Do you believe that will also resolve the kinda slow response times that I am currently having?
ps: I am using t2.small.elasticsearch
instance types
Just fired up one more node, @Christian_Dahlqvist.
Do you believe that will also resolve the kinda slow response times that I am currently having?
ps: I am using t2.small.elasticsearch
instance types
That depends on what you are doing. t2
instance types have very limited CPU allocated, so you can easily see poor performance if your workload uses a lot of CPU (well, it doesn't have to be a lot on those instances...). Using m4.large
or m5.large
instances will generally give you better and more predictable performance.
Would not m4.large
or m5.large
be an overkill for 1000 documents?
Again, I am a beginner with ES thus sorry for these basic questions, @Christian_Dahlqvist
It probably would be overkill.
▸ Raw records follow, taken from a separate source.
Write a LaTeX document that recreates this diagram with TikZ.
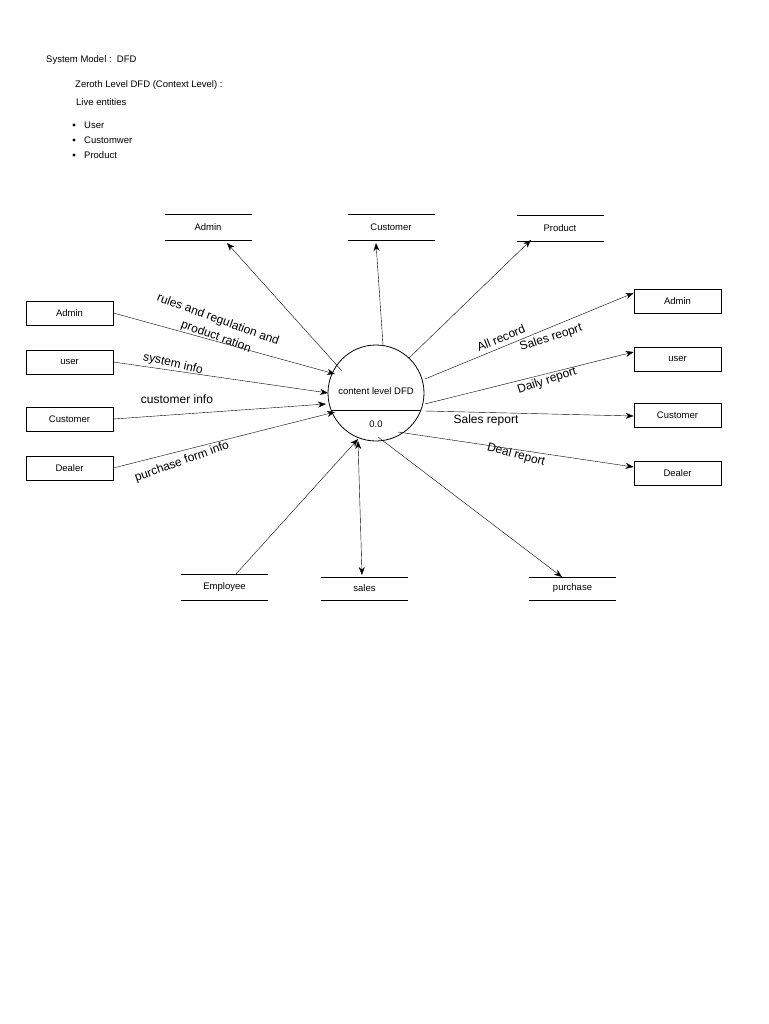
\documentclass[tikz,border=0pt]{standalone}
\usepackage{fontspec}
\setmainfont{Liberation Sans}
\usetikzlibrary{arrows.meta}
\begin{document}
\begin{tikzpicture}[x=1pt,y=-1pt,
  ent/.style={draw,thick,minimum width=87pt,minimum height=24pt,inner sep=0pt,font=\fontsize{9.5}{11}\selectfont},
  txt/.style={font=\fontsize{9.5}{11}\selectfont,inner sep=0pt},
  lbl/.style={font=\fontsize{12}{13}\selectfont,inner sep=0pt},
  flow/.style={-{Stealth[length=8pt,width=6pt]}},
  store/.style={txt}]
\useasboundingbox (0,0) rectangle (768,1024);
\node[txt,anchor=west] (h1) at (46,60) {System Model :\ \ DFD};
\node[txt,anchor=west] (h2) at (75,85) {Zeroth Level DFD (Context Level) :};
\node[txt,anchor=west] (h3) at (76,102) {Live entities};
\foreach \t/\y [count=\i] in {User/125,Customwer/140,Product/155}{
  \fill (74,\y) circle (1.6pt);
  \node[txt,anchor=west] (b\i) at (84,\y) {\t};}
% process
\node[draw,thick,circle,minimum size=96pt,inner sep=0pt] (p) at (376,393) {};
\draw[thick] (331,410) -- (421,410);
\node[txt] (pt) at (376,391) {content level DFD};
\node[txt] (pn) at (376,424) {0.0};
% left entities
\node[ent] (la) at (69.5,313) {Admin};
\node[ent] (lu) at (69.5,362) {user};
\node[ent] (lc) at (69.5,419) {Customer};
\node[ent] (ld) at (69.5,468) {Dealer};
% right entities
\node[ent] (ra) at (677.5,301.5) {Admin};
\node[ent] (ru) at (677.5,359) {user};
\node[ent] (rc) at (677.5,415.5) {Customer};
\node[ent] (rd) at (677.5,473) {Dealer};
% stores
\foreach \n/\t/\x/\ya/\yb in {sa/Admin/208/214/240,sc/Customer/391/214/240,sp/Product/560/215/241,se/Employee/224.5/574/600,ss/sales/364.5/577/600,su/purchase/572.5/577/600}{
  \draw[thick] (\x-43.5,\ya) -- (\x+43.5,\ya);
  \draw[thick] (\x-43.5,\yb) -- (\x+43.5,\yb);
  \node[store] (\n) at (\x,{(\ya+\yb)/2}) {\t};
  \coordinate (\n t) at (\x,\ya);
}
\coordinate (sab) at (227,243);
\coordinate (scb) at (376,243);
\coordinate (spb) at (531,240);
% inflows
\draw[flow] (la.east) -- (335,374) coordinate (i1);
\draw[flow] (lu.east) -- (328,393);
\draw[flow] (lc.east) -- (326,404);
\draw[flow] (ld.east) -- (335,412);
% to top stores
\draw[flow] (342,371) -- (sab);
\draw[flow] (383,345) -- (scb);
\draw[flow] (409,358) -- (spb);
% right
\draw[flow] (425,379) -- (ra.west|-0,293);
\draw[flow] (425,404) -- (ru.west|-0,352);
\draw[flow] (425,411) -- (rc.west|-0,416);
\draw[flow] (398,432) -- (rd.west|-0,467);
% bottom
\draw[flow] (236,574) -- (358,439);
\draw[{Stealth[length=8pt,width=6pt]}-{Stealth[length=8pt,width=6pt]}] (358,441) -- (362,575);
\draw[flow] (378,437) -- (562,577);
% labels
\node[lbl,rotate=-20] (l1) at (218,320) {rules and regulation and};
\node[lbl,rotate=-20] (l1b) at (216,337) {product ration};
\node[lbl,rotate=-13] (l2) at (173,364) {system info};
\node[lbl] (l3) at (177,399) {customer info};
\node[lbl,rotate=20] (l4) at (182,462) {purchase form info};
\node[lbl,rotate=22] (l5) at (501,338) {All record};
\node[lbl,rotate=18] (l6) at (551,338) {Sales reoprt};
\node[lbl,rotate=18] (l7) at (547,381) {Daily report};
\node[lbl] (l8) at (486,420) {Sales report};
\node[lbl,rotate=-15] (l9) at (516,455) {Deal report};
\end{tikzpicture}
\end{document}
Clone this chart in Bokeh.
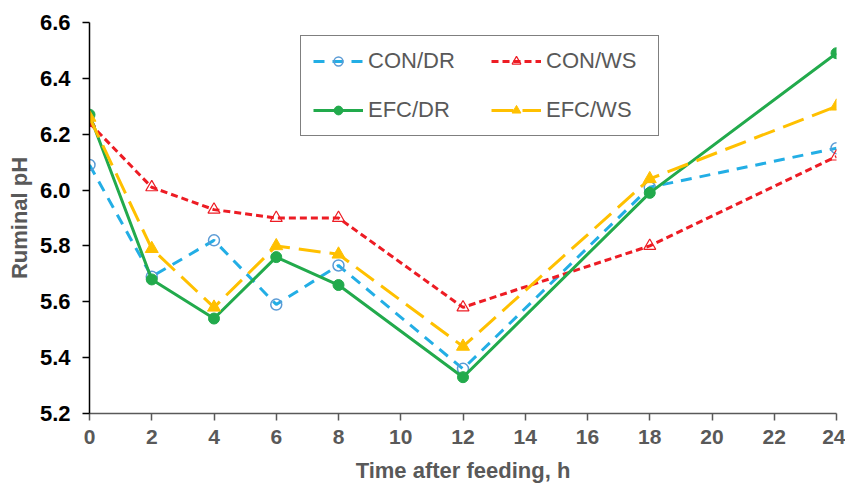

If you only have that few documents I would reduce the number of primary shards for each index to 1.
It is however not always the data size that alone drives the amount of resources needed. If you threw a lot of inefficient wildcard queries against a data set of you size, you could probably end up saturating CPU on these nodes even though all data is effectively cached.
I have no words for your support yesterday, @Christian_Dahlqvist (and @tdasch ).
This forum did not allow me to post more as a new user so here I come today back.
One more question, if you don't mind?
If you only have that few documents I would reduce the number of primary shards for each index to 1.
Would that bring me closer to reduce the response times from your point of view?
More than one shard per index for those volumes are unnecessary given you only have one node, and yes, it can improve performance.
I now have 3 nodes, if that makes any difference?
Then I would still go with 1 primary shard, but 2 replicas so all nodes hold all data.
Awesome! Thank you very much, @Christian_Dahlqvist.